Most traces of the 2016 Bayou Boogaloo had disappeared from the banks of Bayou St. John by Tuesday, less than 48 hours after guitarist Anders Osborne — a resident of Mid-City, like Boogaloo founder Jared Zeller — had closed out the three-day free festival.

Overall, the 11th annual Boogaloo was a success, Zeller said, despite a “scandal” over a fence and the theft of several thousand dollars in bar proceeds.

Approximately 38,000 people attended the festival between Friday and Sunday, Zeller said. That total was on par with 2014, the biggest year in the festival’s history.

Attendance estimates are based on alcohol sales. Those sales were strong, Zeller said, which made the closing night theft from one of the festival’s bars especially frustrating.

On Sunday night, as Boogaloo’s cordoned-off VIP bar area was closing down, someone stole about $6,000 in cash. This was the first year the festival’s VIP bar accepted cash, and “we didn’t have a good system in place” to collect it, Zeller said. “It sucks, but we’ll get through it.”

The 2016 Bayou Boogaloo got through another controversy even before it started.

Four days before the festival opened, crews began erecting a chain-link fence alongside Bayou St. John. Opponents immediately voiced objections over social media, sometimes strenuously.

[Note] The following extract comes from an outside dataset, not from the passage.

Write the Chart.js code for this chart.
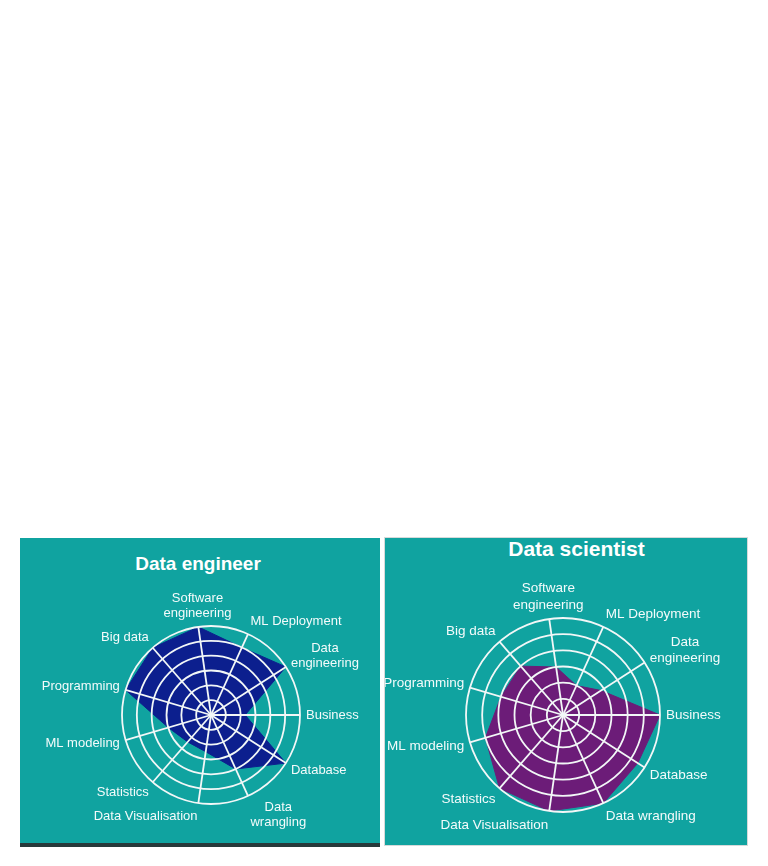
<!DOCTYPE html>
<html>
<head>
<meta charset="utf-8">
<script src="https://cdn.jsdelivr.net/npm/chart.js@4.4.1/dist/chart.umd.min.js"></script>
<style>
  html, body { margin: 0; padding: 0; background: #ffffff; }
  body { width: 768px; height: 866px; position: relative; overflow: hidden; font-family: "Liberation Sans", Arial, sans-serif; }
  .panel { position: absolute; background: #10a3a0; }
  .panel canvas { position: absolute; left: 0; top: 0; }
  .title { position: absolute; left: 0; right: 0; color: #ffffff; font-weight: bold; text-align: center; white-space: nowrap; }
  #panel-eng { left: 20px; top: 538px; width: 360px; height: 305px; border-bottom: 4px solid #27393a; }
  #panel-sci { left: 385px; top: 538px; width: 362px; height: 307px; box-shadow: 0 0 0 1px #d6dada; }
  #panel-eng .title { top: 15px; font-size: 19px; margin-left: -4px; }
  #panel-sci .title { top: -1px; font-size: 21px; margin-left: 21px; }
</style>
</head>
<body>
<div class="panel" id="panel-eng">
  <div class="title">Data engineer</div>
  <canvas id="chart-eng" width="360" height="305"></canvas>
</div>
<div class="panel" id="panel-sci">
  <div class="title">Data scientist</div>
  <canvas id="chart-sci" width="362" height="307"></canvas>
</div>
<script>
/* ===== skill radar: data engineer vs data scientist ===== */

// axes, clockwise from the top (software engineering sits just left of 12 o'clock)
const engineerLabels = [["Software", "engineering"], "ML Deployment", ["Data", "engineering"], "Business",
  "Database", ["Data", "wrangling"], "Data Visualisation", "Statistics", "ML modeling", "Programming", "Big data"];
const scientistLabels = [["Software", "engineering"], "ML Deployment", ["Data", "engineering"], "Business",
  "Database", "Data wrangling", "Data Visualisation", "Statistics", "ML modeling", "Programming", "Big data"];

// scores on a 0-6 ring scale
const engineerScores = [6, 5, 6, 2.3, 6, 4, 2.5, 2.4, 3, 6, 6];
const scientistScores = [3, 2, 2.8, 6, 5.5, 6, 6, 6, 5, 4, 4];

const ringMax = 6;
const ringStep = 1;

/* =========================================
   LABEL PLUGIN (point labels laid out like the slide)
   ========================================= */
const skillLabels = {
  id: "skillLabels",
  afterDraw(chart, args, opts) {
    const scale = chart.scales.r;
    const ctx = chart.ctx;
    ctx.save();
    ctx.font = `${opts.size}px "Liberation Sans", Arial, sans-serif`;
    ctx.fillStyle = opts.color;
    ctx.textAlign = "center";
    ctx.textBaseline = "middle";
    chart.data.labels.forEach((label, i) => {
      const lines = [].concat(label);
      const p = scale.getPointPosition(i, scale.drawingArea + opts.padding);
      const dx = p.x - scale.xCenter;
      const dy = p.y - scale.yCenter;
      const d = Math.hypot(dx, dy);
      const cos = dx / d, sin = -dy / d;
      const w = Math.max(...lines.map(l => ctx.measureText(l).width));
      const h = lines.length * opts.lineHeight;
      let cx;
      if (sin > 0.97) cx = p.x;           // top label: centred over the spoke
      else if (cos > 0) cx = p.x + w / 2; // right side: starts at the spoke
      else cx = p.x - w / 2;              // left side: ends at the spoke
      const cy = p.y - (h / 2) * sin;
      lines.forEach((line, k) => {
        ctx.fillText(line, cx, cy - h / 2 + opts.lineHeight * (k + 0.5));
      });
    });
    ctx.restore();
  },
};

function makeRadar(canvasId, labels, scores, fillColor, padding, font) {
  return new Chart(document.getElementById(canvasId), {
    type: "radar",
    data: {
      labels: labels,
      datasets: [{
        data: scores,
        backgroundColor: fillColor,
        borderColor: fillColor,
        borderWidth: 1,
        pointRadius: 0,
        pointHoverRadius: 0,
        fill: true,
      }],
    },
    options: {
      responsive: false,
      animation: false,
      layout: { padding: padding },
      plugins: {
        legend: { display: false },
        tooltip: { enabled: false },
        skillLabels: { color: "#f4fbfb", size: font.size, lineHeight: font.lineHeight, padding: 6 },
      },
      scales: {
        r: {
          min: 0,
          max: ringMax,
          startAngle: 90 - 3 * 360 / labels.length, // Business points east
          ticks: { display: false, stepSize: ringStep },
          grid: { circular: true, color: "#f2f7f7", lineWidth: 1.8, z: 1 },
          angleLines: { color: "#f2f7f7", lineWidth: 1.8 },
          pointLabels: { display: false },
        },
      },
    },
    plugins: [skillLabels],
  });
}

makeRadar("chart-eng", engineerLabels, engineerScores, "#0c1f8e",
  { left: 102, right: 80, top: 88, bottom: 39 }, { size: 13, lineHeight: 15 });
makeRadar("chart-sci", scientistLabels, scientistScores, "#6c1c78",
  { left: 81, right: 87, top: 80, bottom: 33 }, { size: 13.5, lineHeight: 16.5 });
</script>
</body>
</html>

City Councilwoman Susan Guidry weighed in to say that the city had not approved the fence, and she called for its removal.

By Wednesday, the fence had come down.

Installing the fence earlier than planned because of predictions of heavy rain later in the week fueled the controversy, Zeller said. “That gave people time to react.”

He wasn’t completely surprised by the outcry from “some of the most engaged neighbors in the city. They’re very vocal about everything that happens. That’s why I live here,” he said.

“I expected some criticism, but I didn’t expect it to be so overwhelming.”

He plans to revisit the notion of erecting a barrier on the bayou’s river side next year. The festival has for years cordoned off the bayou’s lake side with barricades, which Zeller believes people find less objectionable than chain-link fences.

The festival’s 2016 music roster, by contrast, received generally high marks.

Zeller’s nonprofit Mothership Foundation spent about $80,000 on music this year, the most ever. That included a $40,000 grant from the National Endowment for the Arts.

Boogaloo booked more popular, and therefore more expensive, acts than usual, such as reggae legends the Wailers and the Lowrider Band, whose ranks include several founding members of the Latin funk band War. The Wailers played to what Zeller believes was the largest opening-night crowd in the festival’s history.

“It was fun to have the whole audience singing along to the Wailers on Friday and the Lowrider Band on Saturday,” he said.

A successful Bayou Boogaloo was needed to make up for the steep losses suffered by another Mothership Foundation festival earlier this spring.

On March 18-20, the foundation produced the inaugural Festival Bonfouca in Slidell’s Heritage Park. The ticketed event, staged alongside Bayou Bonfouca, featured Marcia Ball, Sonny Landreth, Big Freedia, the Honey Island Swamp Band and other regional favorites.

But the weekend was marred by heavy flooding across the north shore, rain and unseasonably cool temperatures. The festival lost about $100,000, Zeller said. “It was very humbling. That’s a lot of money for an organization our size. We got crushed,” he said.

Whether Festival Bonfouca will return in 2017 is undecided. Zeller and his team are considering several options, including possibly moving the event to another time of year.

In the coming days and weeks, they’ll also reassess Bayou Boogaloo. As the festival grows, so does its effect on its host neighborhood.

“The reality is we put a lot of large equipment out there, and there is some wear and tear” along the bayou, Zeller said. “We work really hard to try to mitigate, as much as we can, the impact. We’re proud of what we do. We try to go the extra mile to show neighbors that we give a damn.”

Those efforts include a free shuttle service from parking areas at the American Can Co. complex and the Deutsches Haus, placing abundant no-parking signage along nearby neutral grounds and the bayou, and encouraging attendees to ride bicycles to the festival.

The festival has planted live oaks along the bayou. Zeller also plans to launch an anti-litter initiative focused on Bayou St. John, which has seen an overall uptick in recreational use in recent years.

The city does not charge a fee for Bayou Boogaloo and other events to use the land along the bayou, but that may change.

Rather than pay a fee into the city’s general fund, Zeller would prefer to pay directly for specific infrastructure improvements to the site, such as installing permanent trash cans or improving electrical service.

At some point, Bayou Boogaloo may start charging admission as a way to control growth and guarantee a revenue stream.

The 2016 festival cost about $450,000 to produce, Zeller said. Without charging admission, those costs must be recouped via beverage sales, vendor fees and sponsorships.

“There are a bunch of things to think about when we look at the success of the festival,” he said.